What you have to do =>
Leave the pictures out and retype the lines from the beginning through the line with "static final </span>Object[]", both ends included.

Recorded data =>
-- Begin --

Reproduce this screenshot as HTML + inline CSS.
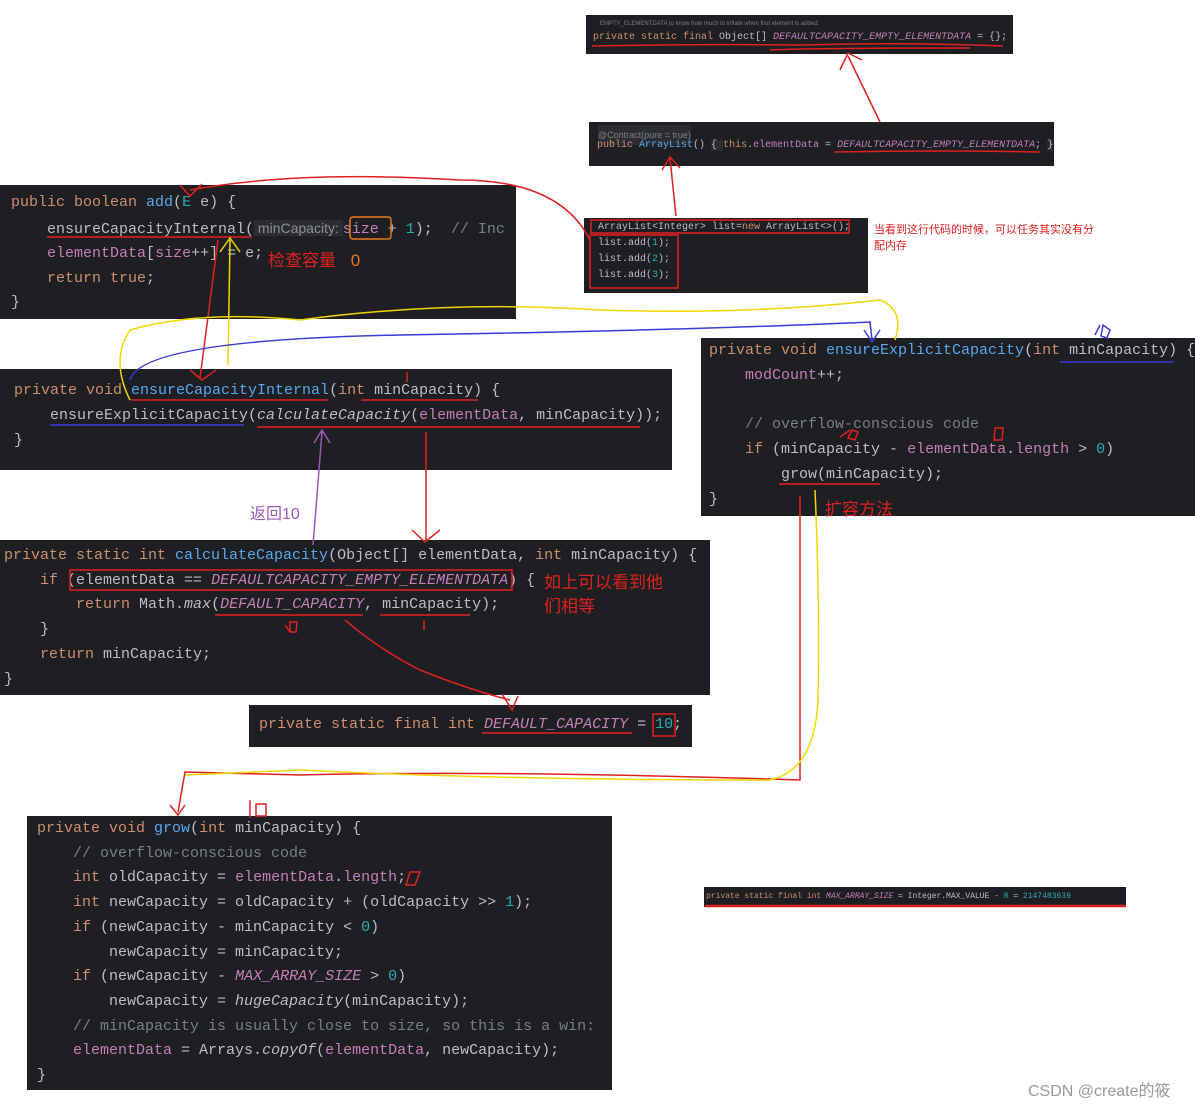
<!DOCTYPE html>
<html><head><meta charset="utf-8">
<style>
body{margin:0;width:1195px;height:1105px;background:#fff;position:relative;overflow:hidden;font-family:"Liberation Mono",monospace;}
.b{position:absolute;background:#1e1f22;}
.l{position:absolute;white-space:pre;font-size:15px;color:#bcbec4;line-height:20px;}
.k{color:#cf8e6d}.f{color:#56a8f5}.p{color:#c77dbb}.n{color:#2aacb8}.c{color:#7a7e85}.i{font-style:italic}
.cn{position:absolute;font-family:"Liberation Sans","Noto Sans CJK SC",sans-serif;color:#e02020;white-space:nowrap}
.s{font-size:10px;line-height:14px}
svg{position:absolute;left:0;top:0}
</style></head><body>
<div class="b" style="left:586px;top:15px;width:427px;height:39px"></div>
<div class="l c" style="left:600px;top:14px;font-size:6px;font-family:'Liberation Sans',sans-serif">EMPTY_ELEMENTDATA to know how much to inflate when first element is added.</div>
<div class="l s" style="left:593px;top:31px"><span class="k">private static final </span>Object[] <span class="p i">DEFAULTCAPACITY_EMPTY_ELEMENTDATA</span> = {};</div>

<div class="b" style="left:589px;top:122px;width:465px;height:44px"></div>
<div class="l c" style="left:598px;top:125px;font-size:9px;font-family:'Liberation Sans',sans-serif;background:#2b2d30">@Contract(pure = true)</div>
<div class="l s" style="left:597px;top:139px"><span class="k">public </span><span class="f">ArrayList</span>() <span style="background:#2b2d30">{ </span><span class="k">this</span>.<span class="p">elementData</span> = <span class="p i">DEFAULTCAPACITY_EMPTY_ELEMENTDATA</span>; <span style="background:#2b2d30">}</span></div>

<div class="b" style="left:584px;top:218px;width:284px;height:75px"></div>
<div class="l s" style="left:598px;top:220px;line-height:16px">ArrayList&lt;Integer&gt; list=<span class="k">new</span> ArrayList&lt;&gt;();
list.add(<span class="n">1</span>);
list.add(<span class="n">2</span>);
list.add(<span class="n">3</span>);</div>
<div class="cn" style="left:874px;top:222px;font-size:11px;line-height:16px">当看到这行代码的时候，可以任务其实没有分<br>配内存</div>

<div class="b" style="left:0;top:185px;width:516px;height:134px"></div>
<div class="l" style="left:11px;top:191px;line-height:24.5px"><span class="k">public boolean </span><span class="f">add</span>(<span class="n">E</span> e) {
    ensureCapacityInternal(<span style="font-family:'Liberation Sans',sans-serif;font-size:14px;color:#8c8f94;background:#2b2d30"> minCapacity: </span><span class="p">size</span> + <span class="n">1</span>);  <span class="c">// Inc</span>
    <span class="p">elementData</span>[<span class="p">size</span>++] = e;
    <span class="k">return true</span>;
}</div>
<div class="cn" style="left:268px;top:246px;font-size:17px">检查容量 <span style="color:#e87a20;margin-left:10px">0</span></div>

<div class="b" style="left:0;top:369px;width:672px;height:101px"></div>
<div class="l" style="left:14px;top:378px;line-height:25px"><span class="k">private void </span><span class="f">ensureCapacityInternal</span>(<span class="k">int </span>minCapacity) {
    ensureExplicitCapacity(<span class="i">calculateCapacity</span>(<span class="p">elementData</span>, minCapacity));
}</div>

<div class="b" style="left:701px;top:338px;width:494px;height:178px"></div>
<div class="l" style="left:709px;top:339px;line-height:24.8px"><span class="k">private void </span><span class="f">ensureExplicitCapacity</span>(<span class="k">int </span>minCapacity) {
    <span class="p">modCount</span>++;

    <span class="c">// overflow-conscious code</span>
    <span class="k">if </span>(minCapacity - <span class="p">elementData</span>.<span class="p">length</span> &gt; <span class="n">0</span>)
        grow(minCapacity);
}</div>
<div class="cn" style="left:825px;top:495px;font-size:17px">扩容方法</div>

<div class="b" style="left:0;top:540px;width:710px;height:155px"></div>
<div class="l" style="left:4px;top:544px;line-height:24.7px"><span class="k">private static int </span><span class="f">calculateCapacity</span>(Object[] elementData, <span class="k">int </span>minCapacity) {
    <span class="k">if </span>(elementData == <span class="p i">DEFAULTCAPACITY_EMPTY_ELEMENTDATA</span>) {
        <span class="k">return </span>Math.<span class="i">max</span>(<span class="p i">DEFAULT_CAPACITY</span>, minCapacity);
    }
    <span class="k">return </span>minCapacity;
}</div>
<div class="cn" style="left:544px;top:571px;font-size:17px;line-height:24px">如上可以看到他<br>们相等</div>
<div class="cn" style="left:250px;top:500px;font-size:16px;color:#9b59b6">返回10</div>

<div class="b" style="left:249px;top:705px;width:443px;height:42px"></div>
<div class="l" style="left:259px;top:715px"><span class="k">private static final int </span><span class="p i">DEFAULT_CAPACITY</span> = <span class="n">10</span>;</div>

<div class="b" style="left:27px;top:816px;width:585px;height:274px"></div>
<div class="l" style="left:37px;top:817px;line-height:24.7px"><span class="k">private void </span><span class="f">grow</span>(<span class="k">int </span>minCapacity) {
    <span class="c">// overflow-conscious code</span>
    <span class="k">int </span>oldCapacity = <span class="p">elementData</span>.<span class="p">length</span>;
    <span class="k">int </span>newCapacity = oldCapacity + (oldCapacity &gt;&gt; <span class="n">1</span>);
    <span class="k">if </span>(newCapacity - minCapacity &lt; <span class="n">0</span>)
        newCapacity = minCapacity;
    <span class="k">if </span>(newCapacity - <span class="p i">MAX_ARRAY_SIZE</span> &gt; <span class="n">0</span>)
        newCapacity = <span class="i">hugeCapacity</span>(minCapacity);
    <span class="c">// minCapacity is usually close to size, so this is a win:</span>
    <span class="p">elementData</span> = Arrays.<span class="i">copyOf</span>(<span class="p">elementData</span>, newCapacity);
}</div>

<div class="b" style="left:704px;top:887px;width:422px;height:20px"></div>
<div class="l" style="left:706px;top:890px;font-size:8px;line-height:14px"><span class="k">private static final int </span><span class="p i">MAX_ARRAY_SIZE</span> = Integer.MAX_VALUE - <span class="n">8</span> = <span class="n">2147483639</span></div>

<div class="cn" style="left:1028px;top:1077px;font-size:16px;color:#999">CSDN @create的筱</div>

<svg width="1195" height="1105" fill="none" stroke-width="1.5">
<g stroke="#e02020">
<path d="M592 46 Q700 44 800 45 Q900 42 1003 46"/>
<path d="M770 50 Q820 48 970 48"/>
<path d="M880 122 L848 56 M840 70 L848 53 L862 60"/>
<path d="M834 152 Q940 150 1040 152"/>
<path d="M676 216 L670 158 M662 170 L670 157 L680 168"/>
<rect x="591" y="220" width="258" height="13"/>
<rect x="590" y="235" width="88" height="53"/>
<path d="M590 240 Q560 180 460 180 Q300 170 190 190 M180 185 L190 196 L202 184"/>
<path d="M47 237 L252 237"/>
<rect x="350" y="217" width="41" height="22" stroke="#e87a20" rx="3"/>
<path d="M218 240 L200 378 M190 370 L202 380 L216 370"/>
<path d="M131 400 L328 400 M361 400 L478 400 M257 427 L640 427"/>
<path d="M426 432 L426 540 M412 530 L425 542 L440 530"/>
<rect x="70" y="570" width="442" height="20"/>
<path d="M215 615 L363 615 M380 615 L470 615"/>
<path d="M345 620 Q380 650 420 670 Q470 690 510 700 M502 694 L512 710 L518 696"/>
<path d="M482 733 L632 733"/>
<rect x="653" y="714" width="22" height="22"/>
<path d="M779 484 L880 484"/>
<path d="M800 496 L800 780 Q500 770 300 775 L185 772 L178 812 M170 805 L178 815 L185 805"/>
<path d="M705 906 L1126 906" stroke-width="2.5"/>
<path d="M285 625 L290 632 M290 622 L297 622 L296 632 L290 632Z M424 620 L424 630"/>
<path d="M840 437 L850 430 M852 430 L858 432 L855 440 L848 438 Z M995 428 L1003 428 L1002 440 L994 440 Z"/>
<path d="M407 372 L407 382"/>
<path d="M250 800 L250 818 M256 804 L266 804 L266 816 L256 816 Z"/>
<path d="M410 872 L420 872 L415 885 L406 885 Z"/>
</g>
<g stroke="#f2d600">
<path d="M228 365 L230 240 M220 252 L230 238 L240 252"/>
<path d="M130 400 Q110 360 130 330 Q200 310 300 320 Q450 300 600 310 Q750 315 880 300 Q905 310 895 340"/>
<path d="M815 490 Q820 600 818 700 Q815 770 770 780 Q500 780 300 770 L185 775"/>
</g>
<g stroke="#3a3ad8">
<path d="M130 380 Q140 340 400 335 Q700 330 870 322 L872 340 M864 330 L872 342 L880 330"/>
<path d="M50 425 L244 425 M1060 362 L1174 362"/>
<path d="M1095 335 L1100 325 M1103 325 L1110 330 L1107 338 L1101 336 Z"/>
</g>
<g stroke="#9b59b6">
<path d="M313 545 L322 432 M314 443 L322 430 L330 443"/>
</g>
</svg>
</body></html>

-- End --

The completed task =>
Reproduce this screenshot as HTML + inline CSS.
<!DOCTYPE html>
<html><head><meta charset="utf-8">
<style>
body{margin:0;width:1195px;height:1105px;background:#fff;position:relative;overflow:hidden;font-family:"Liberation Mono",monospace;}
.b{position:absolute;background:#1e1f22;}
.l{position:absolute;white-space:pre;font-size:15px;color:#bcbec4;line-height:20px;}
.k{color:#cf8e6d}.f{color:#56a8f5}.p{color:#c77dbb}.n{color:#2aacb8}.c{color:#7a7e85}.i{font-style:italic}
.cn{position:absolute;font-family:"Liberation Sans","Noto Sans CJK SC",sans-serif;color:#e02020;white-space:nowrap}
.s{font-size:10px;line-height:14px}
svg{position:absolute;left:0;top:0}
</style></head><body>
<div class="b" style="left:586px;top:15px;width:427px;height:39px"></div>
<div class="l c" style="left:600px;top:14px;font-size:6px;font-family:'Liberation Sans',sans-serif">EMPTY_ELEMENTDATA to know how much to inflate when first element is added.</div>
<div class="l s" style="left:593px;top:31px"><span class="k">private static final </span>Object[] <span class="p i">DEFAULTCAPACITY_EMPTY_ELEMENTDATA</span> = {};</div>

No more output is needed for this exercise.